By Lucy Williams, The Guardian
After her blog was republished without credit, PhD student Lucy Williams says we must confront this ‘shameless exploitation.’
It’s commonplace for blogs to be republished without attribution – so is academic blogging a risk worth taking? Photograph: the Guardian

I began writing a blog based on my doctoral research, about the lives of female offenders in Victorian England, in April 2012. In part, I created WaywardWomen so that I had a forum in which I could explore the themes and ideas of my thesis. It was my hope that writing a blog would help me become a better researcher, a better writer and a more thorough thinker.
Even more important than that, I hoped it would act as a space where I could share and discuss my research with others, be they fellow students, academics, or those with a more general interest in my topic. After all, in the face of a changing academy, university staff and students alike are acknowledging the necessity of raising awareness of their research, and promoting its merits, outside higher education.
My posts would typically examine a case study of one of the women I research, or explore a particular kind of crime that women were involved in. To my delight, in the year and a half of me posting, my blog did well, sharing my research with far more people than I could have ever hoped to reach in person, and allowing me to discuss and debate my ideas with people around the world.
In June this year I was sent a link to an article on a tabloid newspaper website titled Edwardian Rogues Gallery, by a friend and former lecturer, suggesting I might find it of interest. When I opened the article, I was surprised and horrified, to find a post I had published on my blog just weeks earlier staring back at me, with somebody else’s name placed at the top.

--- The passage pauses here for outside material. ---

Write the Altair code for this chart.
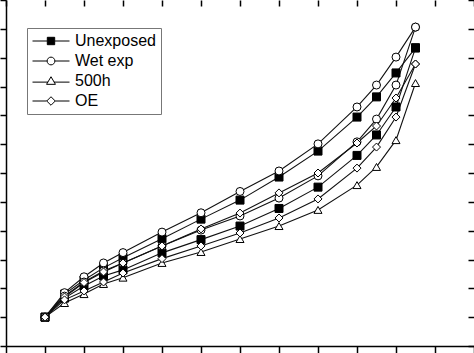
import altair as alt
import pandas as pd

# ---- data (axis units = tick intervals) ----
x_vals = [1, 1.5, 2, 2.5, 3, 4, 5, 6, 7, 8, 9, 9.5, 10, 10.5]
series_names = ["Unexposed", "Wet exp", "500h", "OE"]

unexposed_up = [1.0, 1.80, 2.29, 2.71, 3.06, 3.72, 4.40, 5.06, 5.86, 6.76, 7.94, 8.64, 9.47, 10.34]
unexposed_down = [1.0, 1.66, 2.08, 2.43, 2.64, 3.23, 3.69, 4.16, 4.77, 5.51, 6.61, 7.32, 8.29, 10.34]
wet_up = [1.0, 1.85, 2.40, 2.88, 3.24, 3.95, 4.62, 5.36, 6.07, 7.01, 8.29, 9.05, 10.02, 11.06]
wet_down = [1.0, 1.73, 2.22, 2.60, 2.88, 3.47, 4.02, 4.51, 5.13, 5.90, 7.08, 7.87, 9.05, 11.06]
h500 = [1.0, 1.49, 1.80, 2.15, 2.37, 2.88, 3.26, 3.71, 4.16, 4.72, 5.58, 6.21, 7.14, 9.12]
oe_up = [1.0, 1.70, 2.20, 2.57, 2.88, 3.47, 4.06, 4.61, 5.31, 6.00, 7.04, 7.63, 8.60, 9.78]
oe_down = [1.0, 1.60, 1.91, 2.22, 2.53, 3.03, 3.47, 3.92, 4.44, 5.10, 6.17, 6.90, 7.94, 9.78]

tick_values = list(range(13))

branches = [
    ("Unexposed", "up", unexposed_up),
    ("Unexposed", "down", unexposed_down),
    ("Wet exp", "up", wet_up),
    ("Wet exp", "down", wet_down),
    ("500h", "up", h500),
    ("OE", "up", oe_up),
    ("OE", "down", oe_down),
]
rows = []
for s, b, ys in branches:
    for xv, yv in zip(x_vals, ys):
        rows.append({"series": s, "key": s + "-" + b, "x": xv, "y": yv})
df = pd.DataFrame(rows)

# ---- styling ----
xscale = alt.Scale(domain=[0, 12], nice=False, zero=False)
yscale = alt.Scale(domain=[0, 12], nice=False, zero=False)

marker_shapes = ["square", "circle", "triangle-up", "diamond"]
marker_fills = ["black", "white", "white", "white"]
marker_strokes = ["black", "black", "black", "black"]
legend_paths = [
    "M-1,0L-0.2,0M0.2,0L1,0M-0.2,-0.2L0.2,-0.2L0.2,0.2L-0.2,0.2Z",
    "M-1,0L-0.21,0M0.21,0L1,0M0.21,0A0.21,0.21 0 1,1 -0.21,0A0.21,0.21 0 1,1 0.21,0Z",
    "M-1,0.06L-0.16,0.06M0.16,0.06L1,0.06M0,-0.23L0.24,0.18L-0.24,0.18Z",
    "M-1,0L-0.23,0M0.23,0L1,0M0,-0.23L0.23,0L0,0.23L-0.23,0Z",
]

def ax(orient, size, offset=0, domain=True):
    kw = dict(orient=orient, values=tick_values, labels=False, title=None,
              tickSize=size, tickWidth=1.5, tickColor="black", grid=False,
              domain=domain, domainColor="black", domainWidth=1.5)
    if offset:
        kw["offset"] = offset
    return alt.Axis(**kw)

base = alt.Chart(df)

lines = base.mark_line(color="#111", strokeWidth=1.1).encode(
    x=alt.X("x:Q", scale=xscale, axis=ax("bottom", 7)),
    y=alt.Y("y:Q", scale=yscale, axis=ax("left", 6)),
    detail="key:N",
    order="x:Q",
)

points = base.mark_point(filled=True, stroke="black", strokeWidth=1, size=64, opacity=1).encode(
    x=alt.X("x:Q", scale=xscale, axis=None),
    y=alt.Y("y:Q", scale=yscale, axis=None),
    shape=alt.Shape("series:N", scale=alt.Scale(domain=series_names, range=marker_shapes), legend=None),
    fill=alt.Fill("series:N", scale=alt.Scale(domain=series_names, range=marker_fills), legend=None),
)

leg = alt.Legend(
    title=None, orient="none", legendX=21, legendY=28,
    labelFont="Liberation Sans", labelFontSize=16, labelColor="black",
    labelOffset=5, rowPadding=4, padding=5, clipHeight=16,
    strokeColor="#777", fillColor="white",
    symbolSize=1369, symbolStrokeWidth=1,
)

legend_layer = base.transform_filter("false").mark_point(
    filled=True, size=1369, opacity=1, strokeWidth=1
).encode(
    x=alt.X("x:Q", scale=xscale, axis=ax("top", 6, offset=-6, domain=False)),
    y=alt.Y("y:Q", scale=yscale, axis=ax("right", 6, offset=-6, domain=False)),
    shape=alt.Shape("series:N", scale=alt.Scale(domain=series_names, range=legend_paths), legend=leg),
    fill=alt.Fill("series:N", scale=alt.Scale(domain=series_names, range=marker_fills), legend=leg),
    stroke=alt.Stroke("series:N", scale=alt.Scale(domain=series_names, range=marker_strokes), legend=leg),
)

chart = (
    alt.layer(lines, points, legend_layer)
    .resolve_scale(shape="independent", fill="independent", stroke="independent")
    .resolve_axis(x="independent", y="independent")
    .properties(
        width=468, height=346,
        autosize=alt.AutoSizeParams(type="none"),
        padding={"left": 6, "top": 0, "right": 0, "bottom": 7},
        background="white",
    )
    .configure_view(stroke=None)
)

chart.save("out.html", embed_options={"renderer": "svg", "actions": False})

Worse still, I found the same post reproduced on other sites, under the name of more authors.
At first, my overriding emotion was that of disbelief. Although I knew that some news organisations were far from scrupulous in their reporting, I had always assumed this would stop short of reproducing others work without permission or acknowledgement. But after taking to Twitter to get some more opinions, I was saddened to hear that, yes, this can happen, and yes, it happens all the time.
Indignant, I resolved to contact those responsible. I emailed both the news agency that originally circulated the post and the two national newspapers, one regional title and global website that took it. I also tried several times to contact the individuals who had put their names above my work. These attempts were, of course, all in vain. Wherever I turned, I was met with a frustrating wall of silence. I soon realised the overwhelming likelihood that I would never get a response from anyone involved or be given any acknowledgement for my work. That is when I took the decision to partially shut down my blog.
I didn’t want to. For over a year I had invested time into producing something I was proud of, and into promoting it at every opportunity. I couldn’t bear the thought of removing it all, so I left a few posts, including the one in question, and a cautionary tale to other bloggers, on the site. I’ve not been back since.